* [What the task requires]
Reproduce exactly, with no pictures, each line from the opening of the material down through the line containing "from matplotlib.transforms import Affine2D".
# # # #
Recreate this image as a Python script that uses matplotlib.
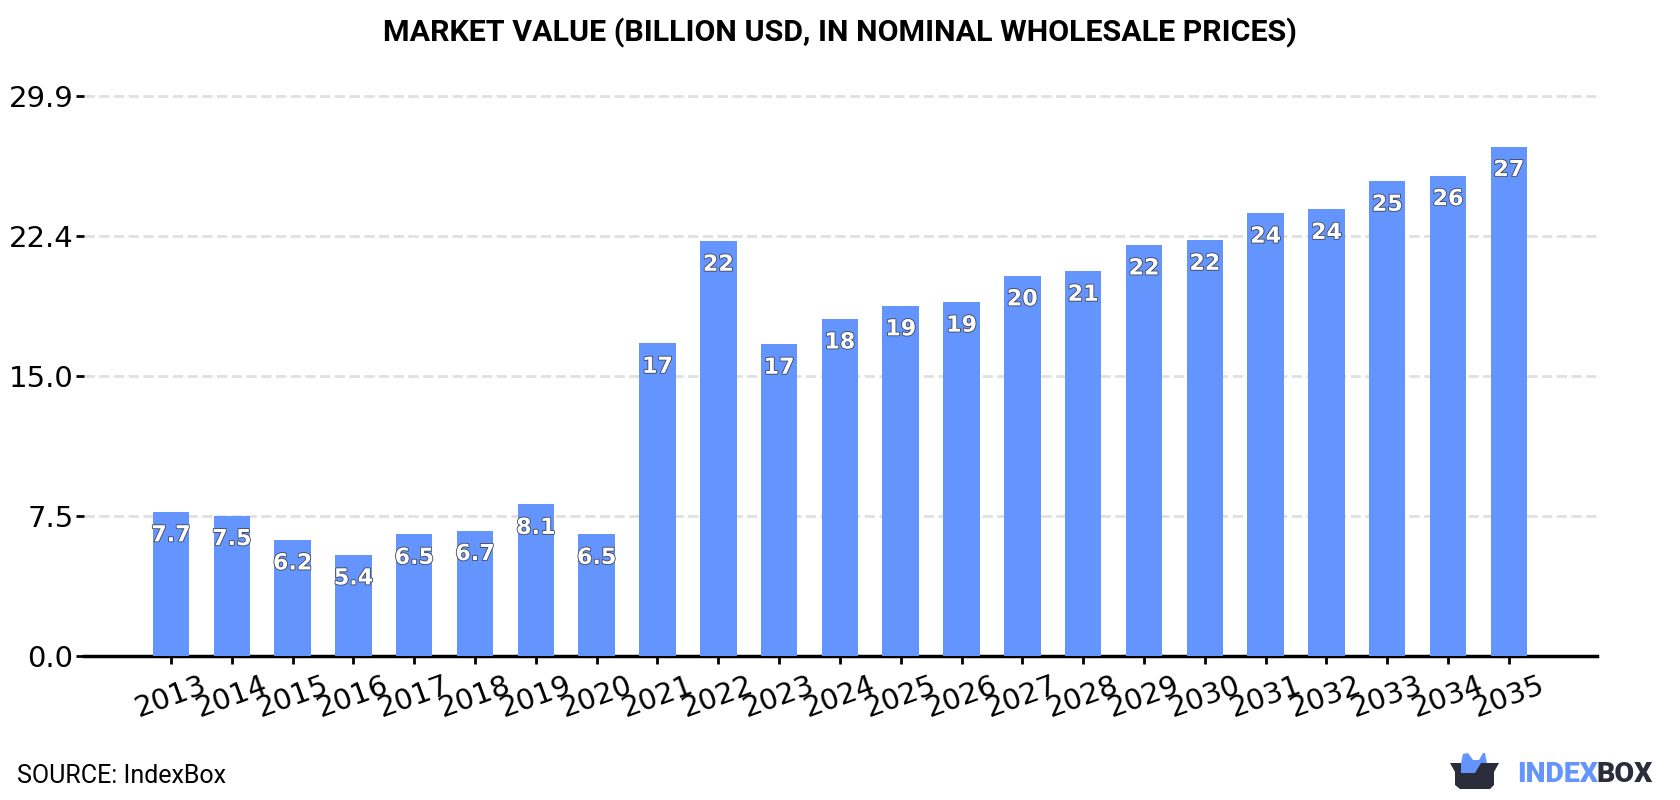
import matplotlib
matplotlib.use("Agg")
import matplotlib.pyplot as plt
import matplotlib.patheffects as pe
from matplotlib.patches import Polygon
from matplotlib.transforms import Affine2D

years = [2013, 2014, 2015, 2016, 2017, 2018, 2019, 2020, 2021, 2022, 2023, 2024,
         2025, 2026, 2027, 2028, 2029, 2030, 2031, 2032, 2033, 2034, 2035]
market_value = [7.7, 7.5, 6.2, 5.4, 6.5, 6.7, 8.1, 6.5, 16.7, 22.15, 16.65, 18.0,
                18.7, 18.9, 20.3, 20.55, 21.95, 22.2, 23.65, 23.85, 25.35, 25.65, 27.2]
y_ticks = [0.0, 7.475, 14.95, 22.425, 29.9]
y_tick_labels = ["0.0", "7.5", "15.0", "22.4", "29.9"]

BLUE = "#6495ff"
DARK = "#2b2d3a"
W, H = 1680, 800


def fmt(v):
    return f"{v:.1f}" if v < 10 else f"{v:.0f}"


fig = plt.figure(figsize=(W / 100, H / 100), dpi=100, facecolor="white")
ax = fig.add_axes([84 / W, 1 - 656 / H, (1597 - 84) / W, (656 - 96) / H])

ax.bar(years, market_value, width=0.6, color=BLUE, zorder=3)
ax.set_xlim(2013 - 1.43, 2013 + 23.45)
ax.set_ylim(0, 29.9)

ax.set_yticks(y_ticks, y_tick_labels)
ax.set_xticks(years, [str(y) for y in years], rotation=20)
ax.tick_params(axis="y", labelsize=21, length=6, width=2, pad=1.5)
ax.tick_params(axis="x", labelsize=21, length=6, width=2, pad=5)
ax.grid(axis="y", color="#e0e0e0", linewidth=2, linestyle=(0, (3.7, 1.6)), zorder=1, clip_on=False)
for name in ("top", "right", "left"):
    ax.spines[name].set_visible(False)
ax.spines["bottom"].set_linewidth(2.5)

# Value labels sit just inside the top of each bar
stroke = [pe.withStroke(linewidth=1.2, foreground="#3f4450")]
for year, value in zip(years, market_value):
    ax.annotate(fmt(value), (year, value), xytext=(0, -17), textcoords="offset points",
                ha="center", va="center", fontsize=16, fontweight="bold",
                family="DejaVu Sans", color="white", path_effects=stroke, zorder=4)

fig.text(0.5, 1 - 32.5 / H, "MARKET VALUE (BILLION USD, IN NOMINAL WHOLESALE PRICES)",
         ha="center", va="center", family="Roboto", fontweight="bold", fontsize=21.9, color="black")
fig.text(17 / W, 1 - 776 / H, "SOURCE: IndexBox", ha="left", va="center",
         family="Roboto", fontsize=18, color="black")

# Brand mark, laid out in pixel coordinates measured from the top-left corner
px = Affine2D().scale(1 / W, -1 / H).translate(0, 1) + fig.transFigure
ears = [(1461, 763), (1463, 754), (1468, 753), (1473, 760), (1479, 760), (1483, 753),
        (1485, 753), (1487, 763), (1480, 773), (1461, 773)]
box = [(1450, 763), (1461, 763), (1461, 773), (1475, 773), (1481, 763), (1499, 763),
       (1494, 772), (1494, 785), (1490, 789), (1460, 789), (1455, 785), (1455, 772)]
fig.add_artist(Polygon(ears, closed=True, facecolor=BLUE, edgecolor="none", transform=px))
fig.add_artist(Polygon(box, closed=True, facecolor=DARK, edgecolor="none", transform=px))

fig.text(1517 / W, 1 - 774 / H, "INDEX", ha="left", va="center",
         family="Roboto", fontweight="black", fontsize=20.5, color=BLUE)
fig.text(1597 / W, 1 - 774 / H, "BOX", ha="left", va="center",
         family="Roboto", fontweight="black", fontsize=20.5, color=DARK)

fig.savefig("out.png", dpi=100, facecolor="white")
# # # #
* [Final result]
Recreate this image as a Python script that uses matplotlib.
import matplotlib
matplotlib.use("Agg")
import matplotlib.pyplot as plt
import matplotlib.patheffects as pe
from matplotlib.patches import Polygon
from matplotlib.transforms import Affine2D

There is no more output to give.